Deep Dive: How the Court Reached Its Decision
Application of the Sherman Act to Local Conduct
The U.S. Supreme Court determined that the Sherman Act's provisions apply not only to interstate commerce but also to local conduct within the District of Columbia. Congress has the authority under Article I, Section 8, Clause 17 of the Constitution to legislate for the District of Columbia. The Court referenced the precedent set in Atlantic Cleaners & Dyers v. United States, which affirmed that Section 3 of the Sherman Act is applicable to local activities in the District. Therefore, the absence of interstate commerce in this case did not preclude the application of the Sherman Act to the alleged price-fixing scheme by the Washington Real Estate Board.

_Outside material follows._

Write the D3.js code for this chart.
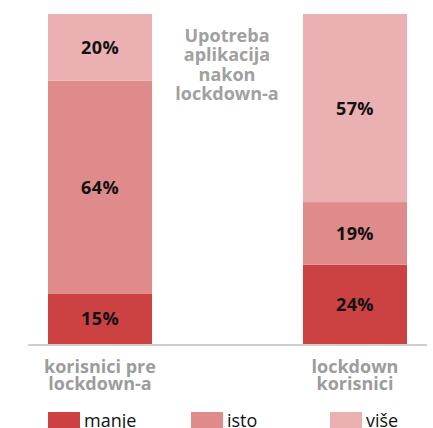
<!DOCTYPE html>
<html>
<head>
<meta charset="utf-8">
<script src="https://cdn.jsdelivr.net/npm/d3@7"></script>
<style>
  body { margin: 0; background: #fff; }
  svg { display: block; font-family: "Open Sans", sans-serif; }
</style>
</head>
<body>
<div id="chart"></div>
<script>
// categories (groups on the x axis)
const groups = ["korisnici pre|lockdown-a", "lockdown|korisnici"];
// series, bottom to top
const seriesKeys = ["manje", "isto", "više"];
const manje = [15, 24];
const isto = [64, 19];
const vise = [20, 57];
const titleLines = ["Upotreba", "aplikacija", "nakon", "lockdown-a"];

const colors = ["#cc4242", "#df8a8b", "#ebb1b2"];

const width = 433, height = 428;
const margin = { top: 14, bottom: 84 };

const data = groups.map((g, i) => ({ group: g, "manje": manje[i], "isto": isto[i], "više": vise[i] }));

const svg = d3.select("#chart").append("svg")
    .attr("width", width)
    .attr("height", height);

const xScale = d3.scaleBand()
    .domain(groups)
    .range([48, 407])
    .paddingInner(0.592)
    .paddingOuter(0);

const yScale = d3.scaleLinear()
    .domain([0, 1])
    .range([height - margin.bottom, margin.top]);

const colorScale = d3.scaleOrdinal().domain(seriesKeys).range(colors);

// each bar is normalised to fill the full height
const stacked = d3.stack().keys(seriesKeys).offset(d3.stackOffsetExpand)(data);

const layers = svg.selectAll(".layer")
    .data(stacked)
    .join("g")
    .attr("class", "layer")
    .attr("fill", d => colorScale(d.key));

layers.selectAll("rect")
    .data(d => d.map(v => Object.assign(v, { key: d.key })))
    .join("rect")
    .attr("x", d => xScale(d.data.group))
    .attr("width", xScale.bandwidth())
    .attr("y", d => yScale(d[1]))
    .attr("height", d => yScale(d[0]) - yScale(d[1]));

layers.selectAll("text")
    .data(d => d)
    .join("text")
    .attr("x", d => xScale(d.data.group) + xScale.bandwidth() / 2)
    .attr("y", d => (yScale(d[0]) + yScale(d[1])) / 2)
    .attr("dy", "0.36em")
    .attr("text-anchor", "middle")
    .attr("fill", "#111")
    .attr("font-size", "18px")
    .attr("font-weight", "bold")
    .attr("letter-spacing", "0.4px")
    .text(d => d.data[d.key] + "%");

// baseline
svg.append("line")
    .attr("x1", 28).attr("x2", 427)
    .attr("y1", yScale(0) + 1).attr("y2", yScale(0) + 1)
    .attr("stroke", "#cfcfcf")
    .attr("stroke-width", 2);

// category labels
svg.selectAll(".cat-label")
    .data(groups)
    .join("text")
    .attr("class", "cat-label")
    .attr("x", d => xScale(d) + xScale.bandwidth() / 2)
    .attr("y", 373)
    .attr("text-anchor", "middle")
    .attr("fill", "#9c9c9c")
    .attr("font-size", "18px")
    .attr("font-weight", "bold")
    .selectAll("tspan")
    .data(d => d.split("|"))
    .join("tspan")
    .attr("x", function() { return this.parentNode.getAttribute("x"); })
    .attr("dy", (d, i) => i === 0 ? 0 : 17)
    .text(d => d);

// title in the middle
svg.append("text")
    .attr("x", 227)
    .attr("y", 42)
    .attr("text-anchor", "middle")
    .attr("fill", "#a0a0a0")
    .attr("font-size", "18px")
    .attr("font-weight", "bold")
    .selectAll("tspan")
    .data(titleLines)
    .join("tspan")
    .attr("x", 227)
    .attr("dy", (d, i) => i === 0 ? 0 : 19.3)
    .text(d => d);

// legend
const legendX = [48, 191, 330];
const legend = svg.selectAll(".legend")
    .data(seriesKeys)
    .join("g")
    .attr("class", "legend")
    .attr("transform", (d, i) => `translate(${legendX[i]},412)`);

legend.append("rect")
    .attr("width", 32)
    .attr("height", 16)
    .attr("fill", d => colorScale(d));

legend.append("text")
    .attr("x", 36)
    .attr("y", 15)
    .attr("fill", "#111")
    .attr("font-size", "18px")
    .text(d => d);
</script>
</body>
</html>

Nature of Price-Fixing as an Unreasonable Restraint of Trade
The Court emphasized that price-fixing is considered per se an unreasonable restraint of trade under the Sherman Act. This principle holds true regardless of whether the price-fixing serves a worthy or honorable end or whether penalties are imposed for deviations from the price schedules. The Court cited multiple decisions affirming that an agreement to adhere to a price schedule or to engage in consensual action fixing uniform or minimum prices is inherently illegal under the Sherman Act. This reasoning was applied to the Washington Real Estate Board's adoption of standard commission rates, which was deemed a price-fixing scheme despite the lack of formal sanctions for non-compliance.
Definition of "Trade" Under the Sherman Act
The Court addressed the question of whether the business of a real estate broker falls within the definition of "trade" under the Sherman Act. It rejected the District Court's conclusion that personal services are excluded from the scope of "trade." The Court clarified that the Act encompasses both goods and services, including those offered by real estate brokers. The activities of real estate brokers, being commercial and profit-oriented, are covered by the Sherman Act's provisions against restraint of trade. The Court supported its interpretation by citing prior decisions that included various service industries within the scope of the Act.
Independence of Civil and Criminal Proceedings
The U.S. Supreme Court ruled that the prior acquittal in the criminal case did not bar the civil suit under the doctrine of res judicata. The Court explained that civil and criminal proceedings are independent, with different burdens of proof. While a criminal case requires proof beyond a reasonable doubt, a civil case requires a lesser degree of proof, typically a preponderance of the evidence. The Court referenced Helvering v. Mitchell, which held that an acquittal in a criminal case does not preclude a subsequent civil action based on the same facts. Thus, the civil action to enjoin the conspiracy was not barred by the earlier criminal acquittal.
Findings Regarding National Association and Nelson
The Court examined the District Court's finding that the National Association of Real Estate Boards and its executive vice president, Herbert U. Nelson, did not conspire with the Washington Board to fix commission rates. The U.S. Supreme Court did not find this conclusion to be "clearly erroneous" under Rule 52 of the Federal Rules of Civil Procedure. The evidence suggested that the relationship of the National Association and Nelson to the fee-fixing conspiracy was attenuated. While the code of ethics and by-laws of the National Association included provisions on commission schedules, their role in the conspiracy was not sufficiently demonstrated to warrant overturning the District Court's finding. Consequently, the judgment regarding these parties was affirmed.